Task directions
Write out the entire listing below exactly, with the pictures left out.

Information supplied

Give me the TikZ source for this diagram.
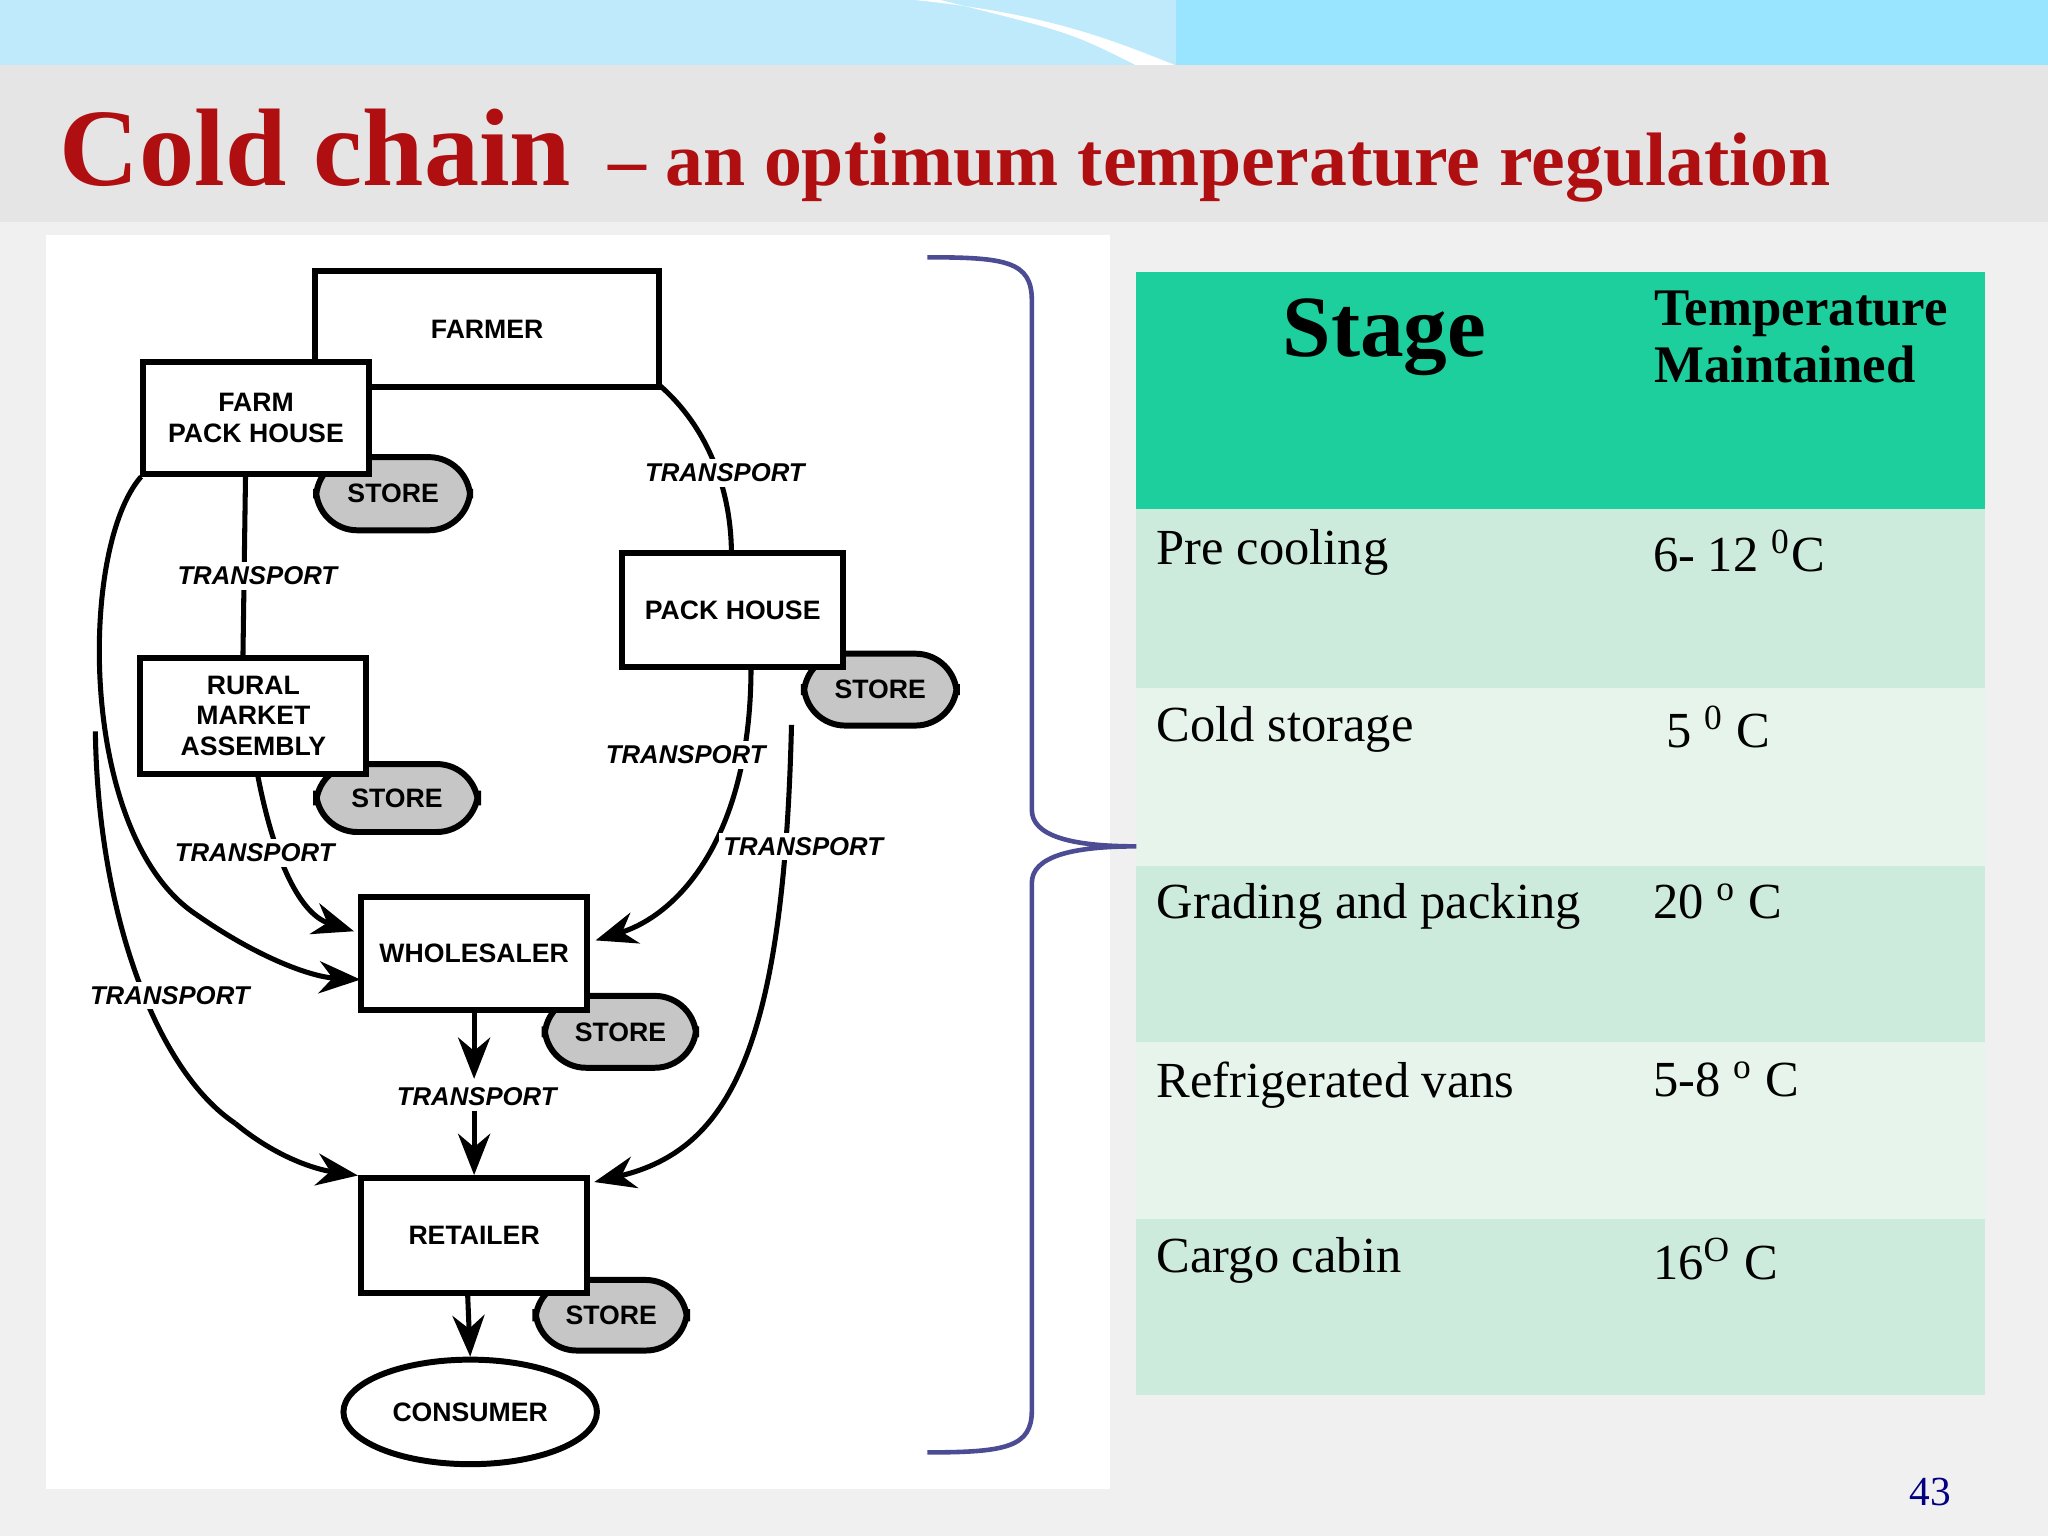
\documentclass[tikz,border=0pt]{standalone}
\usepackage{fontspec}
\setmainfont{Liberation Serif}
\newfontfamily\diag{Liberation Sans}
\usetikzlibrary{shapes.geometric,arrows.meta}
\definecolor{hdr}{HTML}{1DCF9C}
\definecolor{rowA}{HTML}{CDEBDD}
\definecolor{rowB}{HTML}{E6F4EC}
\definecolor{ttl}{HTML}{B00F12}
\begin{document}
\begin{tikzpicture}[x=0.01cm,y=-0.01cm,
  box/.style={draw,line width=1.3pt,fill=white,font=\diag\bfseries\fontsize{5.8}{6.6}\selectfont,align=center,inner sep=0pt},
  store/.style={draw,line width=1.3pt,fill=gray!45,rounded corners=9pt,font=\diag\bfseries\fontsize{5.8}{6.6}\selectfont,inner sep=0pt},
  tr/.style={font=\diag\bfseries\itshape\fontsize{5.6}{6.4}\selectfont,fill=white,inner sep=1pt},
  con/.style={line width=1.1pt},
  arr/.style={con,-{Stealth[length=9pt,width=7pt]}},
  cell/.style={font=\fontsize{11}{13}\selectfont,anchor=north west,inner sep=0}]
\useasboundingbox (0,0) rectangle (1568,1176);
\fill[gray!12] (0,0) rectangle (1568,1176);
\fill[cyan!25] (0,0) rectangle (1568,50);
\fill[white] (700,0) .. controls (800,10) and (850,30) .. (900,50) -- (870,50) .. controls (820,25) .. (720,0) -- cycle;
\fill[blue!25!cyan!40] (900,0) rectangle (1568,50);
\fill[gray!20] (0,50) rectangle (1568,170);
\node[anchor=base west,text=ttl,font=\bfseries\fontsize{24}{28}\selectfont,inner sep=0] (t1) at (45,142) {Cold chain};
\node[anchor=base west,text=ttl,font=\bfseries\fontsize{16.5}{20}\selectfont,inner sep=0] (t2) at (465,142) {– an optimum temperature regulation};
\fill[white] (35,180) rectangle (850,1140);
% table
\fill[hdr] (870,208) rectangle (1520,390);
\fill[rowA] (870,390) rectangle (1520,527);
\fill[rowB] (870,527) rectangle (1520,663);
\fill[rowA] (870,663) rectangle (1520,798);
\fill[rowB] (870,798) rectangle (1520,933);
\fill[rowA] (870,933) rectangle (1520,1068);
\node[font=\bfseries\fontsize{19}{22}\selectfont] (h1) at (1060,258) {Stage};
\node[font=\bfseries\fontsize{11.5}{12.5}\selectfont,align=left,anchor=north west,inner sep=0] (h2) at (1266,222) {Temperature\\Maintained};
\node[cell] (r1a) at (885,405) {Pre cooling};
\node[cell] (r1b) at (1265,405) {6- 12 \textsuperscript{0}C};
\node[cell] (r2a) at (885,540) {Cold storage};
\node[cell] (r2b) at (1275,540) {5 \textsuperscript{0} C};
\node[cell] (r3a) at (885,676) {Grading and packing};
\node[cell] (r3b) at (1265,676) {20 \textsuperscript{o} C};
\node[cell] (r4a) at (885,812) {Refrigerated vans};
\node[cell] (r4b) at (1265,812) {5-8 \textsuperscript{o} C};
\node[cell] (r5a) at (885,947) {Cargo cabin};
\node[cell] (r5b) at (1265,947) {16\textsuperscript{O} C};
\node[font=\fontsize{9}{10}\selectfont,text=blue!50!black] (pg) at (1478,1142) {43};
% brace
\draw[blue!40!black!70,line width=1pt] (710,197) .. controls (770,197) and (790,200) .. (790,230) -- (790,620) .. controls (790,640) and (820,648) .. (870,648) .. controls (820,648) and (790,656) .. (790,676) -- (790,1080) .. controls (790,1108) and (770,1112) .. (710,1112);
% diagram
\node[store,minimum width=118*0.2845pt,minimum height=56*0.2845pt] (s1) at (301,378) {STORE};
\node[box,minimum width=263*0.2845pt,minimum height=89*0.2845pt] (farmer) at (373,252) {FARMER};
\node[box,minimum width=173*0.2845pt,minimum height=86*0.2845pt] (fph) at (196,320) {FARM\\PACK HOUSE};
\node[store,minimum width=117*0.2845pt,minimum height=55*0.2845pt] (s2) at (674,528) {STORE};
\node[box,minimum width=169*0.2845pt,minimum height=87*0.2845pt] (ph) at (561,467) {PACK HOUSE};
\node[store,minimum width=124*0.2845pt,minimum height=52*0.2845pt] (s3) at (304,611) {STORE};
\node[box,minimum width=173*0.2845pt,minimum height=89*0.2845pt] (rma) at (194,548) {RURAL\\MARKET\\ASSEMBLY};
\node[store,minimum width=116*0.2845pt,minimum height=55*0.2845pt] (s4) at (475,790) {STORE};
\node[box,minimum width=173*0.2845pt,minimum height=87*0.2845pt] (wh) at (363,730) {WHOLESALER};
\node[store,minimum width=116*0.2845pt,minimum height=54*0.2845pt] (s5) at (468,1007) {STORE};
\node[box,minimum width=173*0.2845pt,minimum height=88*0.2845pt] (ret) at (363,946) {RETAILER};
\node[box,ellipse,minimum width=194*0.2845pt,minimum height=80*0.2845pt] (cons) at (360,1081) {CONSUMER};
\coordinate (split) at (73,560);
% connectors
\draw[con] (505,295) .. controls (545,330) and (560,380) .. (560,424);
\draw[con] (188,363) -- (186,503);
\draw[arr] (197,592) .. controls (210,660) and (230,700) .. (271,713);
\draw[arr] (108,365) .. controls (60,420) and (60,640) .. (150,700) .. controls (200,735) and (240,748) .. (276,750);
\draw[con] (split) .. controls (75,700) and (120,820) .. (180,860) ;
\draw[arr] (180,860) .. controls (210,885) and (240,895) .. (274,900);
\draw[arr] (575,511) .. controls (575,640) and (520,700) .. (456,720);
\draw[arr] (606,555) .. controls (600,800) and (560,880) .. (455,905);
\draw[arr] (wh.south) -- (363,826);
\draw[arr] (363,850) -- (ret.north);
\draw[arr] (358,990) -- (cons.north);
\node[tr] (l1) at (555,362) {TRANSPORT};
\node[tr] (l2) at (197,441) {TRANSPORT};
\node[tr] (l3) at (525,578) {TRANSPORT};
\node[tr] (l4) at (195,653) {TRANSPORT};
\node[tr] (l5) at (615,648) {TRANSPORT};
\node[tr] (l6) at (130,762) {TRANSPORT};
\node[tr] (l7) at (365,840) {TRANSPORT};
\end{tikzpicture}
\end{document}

Correct response
Give me the TikZ source for this diagram.
\documentclass[tikz,border=0pt]{standalone}
\usepackage{fontspec}
\setmainfont{Liberation Serif}
\newfontfamily\diag{Liberation Sans}
\usetikzlibrary{shapes.geometric,arrows.meta}
\definecolor{hdr}{HTML}{1DCF9C}
\definecolor{rowA}{HTML}{CDEBDD}
\definecolor{rowB}{HTML}{E6F4EC}
\definecolor{ttl}{HTML}{B00F12}
\begin{document}
\begin{tikzpicture}[x=0.01cm,y=-0.01cm,
  box/.style={draw,line width=1.3pt,fill=white,font=\diag\bfseries\fontsize{5.8}{6.6}\selectfont,align=center,inner sep=0pt},
  store/.style={draw,line width=1.3pt,fill=gray!45,rounded corners=9pt,font=\diag\bfseries\fontsize{5.8}{6.6}\selectfont,inner sep=0pt},
  tr/.style={font=\diag\bfseries\itshape\fontsize{5.6}{6.4}\selectfont,fill=white,inner sep=1pt},
  con/.style={line width=1.1pt},
  arr/.style={con,-{Stealth[length=9pt,width=7pt]}},
  cell/.style={font=\fontsize{11}{13}\selectfont,anchor=north west,inner sep=0}]
\useasboundingbox (0,0) rectangle (1568,1176);
\fill[gray!12] (0,0) rectangle (1568,1176);
\fill[cyan!25] (0,0) rectangle (1568,50);
\fill[white] (700,0) .. controls (800,10) and (850,30) .. (900,50) -- (870,50) .. controls (820,25) .. (720,0) -- cycle;
\fill[blue!25!cyan!40] (900,0) rectangle (1568,50);
\fill[gray!20] (0,50) rectangle (1568,170);
\node[anchor=base west,text=ttl,font=\bfseries\fontsize{24}{28}\selectfont,inner sep=0] (t1) at (45,142) {Cold chain};
\node[anchor=base west,text=ttl,font=\bfseries\fontsize{16.5}{20}\selectfont,inner sep=0] (t2) at (465,142) {– an optimum temperature regulation};
\fill[white] (35,180) rectangle (850,1140);
% table
\fill[hdr] (870,208) rectangle (1520,390);
\fill[rowA] (870,390) rectangle (1520,527);
\fill[rowB] (870,527) rectangle (1520,663);
\fill[rowA] (870,663) rectangle (1520,798);
\fill[rowB] (870,798) rectangle (1520,933);
\fill[rowA] (870,933) rectangle (1520,1068);
\node[font=\bfseries\fontsize{19}{22}\selectfont] (h1) at (1060,258) {Stage};
\node[font=\bfseries\fontsize{11.5}{12.5}\selectfont,align=left,anchor=north west,inner sep=0] (h2) at (1266,222) {Temperature\\Maintained};
\node[cell] (r1a) at (885,405) {Pre cooling};
\node[cell] (r1b) at (1265,405) {6- 12 \textsuperscript{0}C};
\node[cell] (r2a) at (885,540) {Cold storage};
\node[cell] (r2b) at (1275,540) {5 \textsuperscript{0} C};
\node[cell] (r3a) at (885,676) {Grading and packing};
\node[cell] (r3b) at (1265,676) {20 \textsuperscript{o} C};
\node[cell] (r4a) at (885,812) {Refrigerated vans};
\node[cell] (r4b) at (1265,812) {5-8 \textsuperscript{o} C};
\node[cell] (r5a) at (885,947) {Cargo cabin};
\node[cell] (r5b) at (1265,947) {16\textsuperscript{O} C};
\node[font=\fontsize{9}{10}\selectfont,text=blue!50!black] (pg) at (1478,1142) {43};
% brace
\draw[blue!40!black!70,line width=1pt] (710,197) .. controls (770,197) and (790,200) .. (790,230) -- (790,620) .. controls (790,640) and (820,648) .. (870,648) .. controls (820,648) and (790,656) .. (790,676) -- (790,1080) .. controls (790,1108) and (770,1112) .. (710,1112);
% diagram
\node[store,minimum width=118*0.2845pt,minimum height=56*0.2845pt] (s1) at (301,378) {STORE};
\node[box,minimum width=263*0.2845pt,minimum height=89*0.2845pt] (farmer) at (373,252) {FARMER};
\node[box,minimum width=173*0.2845pt,minimum height=86*0.2845pt] (fph) at (196,320) {FARM\\PACK HOUSE};
\node[store,minimum width=117*0.2845pt,minimum height=55*0.2845pt] (s2) at (674,528) {STORE};
\node[box,minimum width=169*0.2845pt,minimum height=87*0.2845pt] (ph) at (561,467) {PACK HOUSE};
\node[store,minimum width=124*0.2845pt,minimum height=52*0.2845pt] (s3) at (304,611) {STORE};
\node[box,minimum width=173*0.2845pt,minimum height=89*0.2845pt] (rma) at (194,548) {RURAL\\MARKET\\ASSEMBLY};
\node[store,minimum width=116*0.2845pt,minimum height=55*0.2845pt] (s4) at (475,790) {STORE};
\node[box,minimum width=173*0.2845pt,minimum height=87*0.2845pt] (wh) at (363,730) {WHOLESALER};
\node[store,minimum width=116*0.2845pt,minimum height=54*0.2845pt] (s5) at (468,1007) {STORE};
\node[box,minimum width=173*0.2845pt,minimum height=88*0.2845pt] (ret) at (363,946) {RETAILER};
\node[box,ellipse,minimum width=194*0.2845pt,minimum height=80*0.2845pt] (cons) at (360,1081) {CONSUMER};
\coordinate (split) at (73,560);
% connectors
\draw[con] (505,295) .. controls (545,330) and (560,380) .. (560,424);
\draw[con] (188,363) -- (186,503);
\draw[arr] (197,592) .. controls (210,660) and (230,700) .. (271,713);
\draw[arr] (108,365) .. controls (60,420) and (60,640) .. (150,700) .. controls (200,735) and (240,748) .. (276,750);
\draw[con] (split) .. controls (75,700) and (120,820) .. (180,860) ;
\draw[arr] (180,860) .. controls (210,885) and (240,895) .. (274,900);
\draw[arr] (575,511) .. controls (575,640) and (520,700) .. (456,720);
\draw[arr] (606,555) .. controls (600,800) and (560,880) .. (455,905);
\draw[arr] (wh.south) -- (363,826);
\draw[arr] (363,850) -- (ret.north);
\draw[arr] (358,990) -- (cons.north);
\node[tr] (l1) at (555,362) {TRANSPORT};
\node[tr] (l2) at (197,441) {TRANSPORT};
\node[tr] (l3) at (525,578) {TRANSPORT};
\node[tr] (l4) at (195,653) {TRANSPORT};
\node[tr] (l5) at (615,648) {TRANSPORT};
\node[tr] (l6) at (130,762) {TRANSPORT};
\node[tr] (l7) at (365,840) {TRANSPORT};
\end{tikzpicture}
\end{document}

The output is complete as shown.